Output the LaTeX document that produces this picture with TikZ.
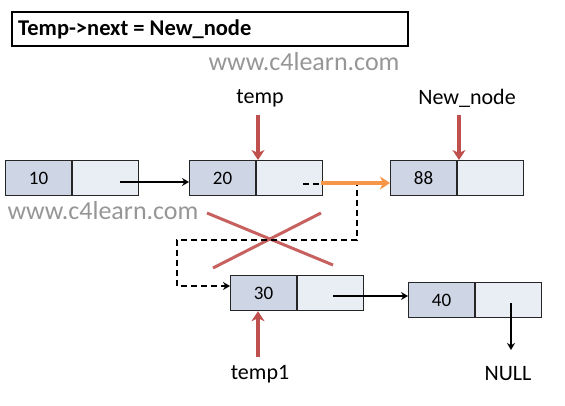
\documentclass[tikz,border=0pt]{standalone}
\usepackage{fontspec}
\setmainfont{Carlito}
\usetikzlibrary{arrows.meta,calc}
\definecolor{cellA}{RGB}{206,214,229}
\definecolor{cellB}{RGB}{233,237,244}
\definecolor{redarr}{RGB}{192,80,77}
\definecolor{orangearr}{RGB}{247,150,70}
\definecolor{wm}{RGB}{150,150,150}
\tikzset{
  datacell/.style={draw=black!85, line width=1.2pt, fill=cellA, minimum width=66pt, minimum height=35pt, inner sep=0pt, font=\fontsize{19}{21}\selectfont, anchor=north west},
  ptrcell/.style={draw=black!85, line width=1.2pt, fill=cellB, minimum width=66pt, minimum height=35pt, inner sep=0pt, anchor=west},
  blk/.style={-{Stealth[length=7pt,width=8pt]}, line width=2pt, black},
  redptr/.style={-{Stealth[length=10pt,width=13pt,inset=3pt]}, line width=3.6pt, redarr},
  orangeptr/.style={-{Stealth[length=10pt,width=13pt,inset=3pt]}, line width=3.6pt, orangearr},
  dashline/.style={line width=2.3pt, dash pattern=on 6pt off 4pt, black},
  crossline/.style={line width=3pt, redarr!90},
  lbl/.style={font=\fontsize{22}{24}\selectfont, inner sep=0pt},
  wmark/.style={font=\fontsize{26}{28}\selectfont, text=wm, inner sep=0pt}
}
\begin{document}
\begin{tikzpicture}[x=1pt,y=-1pt]
\useasboundingbox (0,0) rectangle (565,406);
% title
\node[draw=black, line width=2pt, minimum width=396pt, minimum height=34pt, anchor=north west, inner sep=0pt] (title) at (11,11) {};
\node[font=\fontsize{22.5}{24}\selectfont\bfseries, anchor=west, inner sep=0pt] (titletext) at (18,29) {Temp->next = New\_node};
% watermarks
\node[wmark] (wm1) at (304,62) {www.c4learn.com};
\node[wmark] (wm2) at (103,211) {www.c4learn.com};
% nodes
\node[datacell] (n10) at (5,160) {10};
\node[ptrcell] (p10) at (n10.east) {};
\node[datacell] (n20) at (189,160) {20};
\node[ptrcell] (p20) at (n20.east) {};
\node[datacell] (n88) at (390,160) {88};
\node[ptrcell] (p88) at (n88.east) {};
\node[datacell] (n30) at (230,275) {30};
\node[ptrcell] (p30) at (n30.east) {};
\node[datacell] (n40) at (408,282) {40};
\node[ptrcell] (p40) at (n40.east) {};
% cross
\coordinate (c1) at (207,213);
\coordinate (c2) at (333,265);
\coordinate (c3) at (213,268);
\coordinate (c4) at (321,213);
\draw[crossline] (c1) -- (c2);
\draw[crossline] (c3) -- (c4);
% black arrows
\coordinate (s10) at (120,182);
\draw[blk] (s10) -- (s10 -| n20.west);
\coordinate (s30) at (333,296);
\draw[blk] (s30) -- (s30 -| n40.west);
\coordinate (s40) at (511,303);
\coordinate (null) at (511,350);
\draw[blk] (s40) -- (null);
\node[lbl] (nulltxt) at (508,374) {NULL};
% dashed old link
\coordinate (d0) at (303,184);
\coordinate (d1) at (357,184);
\coordinate (d2) at (357,240);
\coordinate (d3) at (177,240);
\coordinate (d4) at (177,286);
\draw[dashline, -{Stealth[length=7pt,width=8pt]}] (d0) -- (d1) -- (d2) -- (d3) -- (d4) -- (d4 -| n30.west);
% orange new link
\coordinate (o0) at (321,183);
\draw[orangeptr] (o0) -- (o0 -| n88.west);
% labels with red arrows
\node[lbl] (temp) at (260,98) {temp};
\node[lbl] (newnode) at (467,98) {New\_node};
\node[lbl] (temp1) at (260,374) {temp1};
\coordinate (ta) at (258,115);
\coordinate (na) at (459,115);
\coordinate (t1a) at (258,357);
\draw[redptr] (ta) -- (ta |- n20.north);
\draw[redptr] (na) -- (na |- n88.north);
\draw[redptr] (t1a) -- (t1a |- n30.south);
\end{tikzpicture}
\end{document}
_ _ _
> **Exercise directions**
Output the data exactly. Pictures don't belong in the result.

> **The solution**
Output the LaTeX document that produces this picture with TikZ.
\documentclass[tikz,border=0pt]{standalone}
\usepackage{fontspec}
\setmainfont{Carlito}
\usetikzlibrary{arrows.meta,calc}
\definecolor{cellA}{RGB}{206,214,229}
\definecolor{cellB}{RGB}{233,237,244}
\definecolor{redarr}{RGB}{192,80,77}
\definecolor{orangearr}{RGB}{247,150,70}
\definecolor{wm}{RGB}{150,150,150}
\tikzset{
  datacell/.style={draw=black!85, line width=1.2pt, fill=cellA, minimum width=66pt, minimum height=35pt, inner sep=0pt, font=\fontsize{19}{21}\selectfont, anchor=north west},
  ptrcell/.style={draw=black!85, line width=1.2pt, fill=cellB, minimum width=66pt, minimum height=35pt, inner sep=0pt, anchor=west},
  blk/.style={-{Stealth[length=7pt,width=8pt]}, line width=2pt, black},
  redptr/.style={-{Stealth[length=10pt,width=13pt,inset=3pt]}, line width=3.6pt, redarr},
  orangeptr/.style={-{Stealth[length=10pt,width=13pt,inset=3pt]}, line width=3.6pt, orangearr},
  dashline/.style={line width=2.3pt, dash pattern=on 6pt off 4pt, black},
  crossline/.style={line width=3pt, redarr!90},
  lbl/.style={font=\fontsize{22}{24}\selectfont, inner sep=0pt},
  wmark/.style={font=\fontsize{26}{28}\selectfont, text=wm, inner sep=0pt}
}
\begin{document}
\begin{tikzpicture}[x=1pt,y=-1pt]
\useasboundingbox (0,0) rectangle (565,406);
% title
\node[draw=black, line width=2pt, minimum width=396pt, minimum height=34pt, anchor=north west, inner sep=0pt] (title) at (11,11) {};
\node[font=\fontsize{22.5}{24}\selectfont\bfseries, anchor=west, inner sep=0pt] (titletext) at (18,29) {Temp->next = New\_node};
% watermarks
\node[wmark] (wm1) at (304,62) {www.c4learn.com};
\node[wmark] (wm2) at (103,211) {www.c4learn.com};
% nodes
\node[datacell] (n10) at (5,160) {10};
\node[ptrcell] (p10) at (n10.east) {};
\node[datacell] (n20) at (189,160) {20};
\node[ptrcell] (p20) at (n20.east) {};
\node[datacell] (n88) at (390,160) {88};
\node[ptrcell] (p88) at (n88.east) {};
\node[datacell] (n30) at (230,275) {30};
\node[ptrcell] (p30) at (n30.east) {};
\node[datacell] (n40) at (408,282) {40};
\node[ptrcell] (p40) at (n40.east) {};
% cross
\coordinate (c1) at (207,213);
\coordinate (c2) at (333,265);
\coordinate (c3) at (213,268);
\coordinate (c4) at (321,213);
\draw[crossline] (c1) -- (c2);
\draw[crossline] (c3) -- (c4);
% black arrows
\coordinate (s10) at (120,182);
\draw[blk] (s10) -- (s10 -| n20.west);
\coordinate (s30) at (333,296);
\draw[blk] (s30) -- (s30 -| n40.west);
\coordinate (s40) at (511,303);
\coordinate (null) at (511,350);
\draw[blk] (s40) -- (null);
\node[lbl] (nulltxt) at (508,374) {NULL};
% dashed old link
\coordinate (d0) at (303,184);
\coordinate (d1) at (357,184);
\coordinate (d2) at (357,240);
\coordinate (d3) at (177,240);
\coordinate (d4) at (177,286);
\draw[dashline, -{Stealth[length=7pt,width=8pt]}] (d0) -- (d1) -- (d2) -- (d3) -- (d4) -- (d4 -| n30.west);
% orange new link
\coordinate (o0) at (321,183);
\draw[orangeptr] (o0) -- (o0 -| n88.west);
% labels with red arrows
\node[lbl] (temp) at (260,98) {temp};
\node[lbl] (newnode) at (467,98) {New\_node};
\node[lbl] (temp1) at (260,374) {temp1};
\coordinate (ta) at (258,115);
\coordinate (na) at (459,115);
\coordinate (t1a) at (258,357);
\draw[redptr] (ta) -- (ta |- n20.north);
\draw[redptr] (na) -- (na |- n88.north);
\draw[redptr] (t1a) -- (t1a |- n30.south);
\end{tikzpicture}
\end{document}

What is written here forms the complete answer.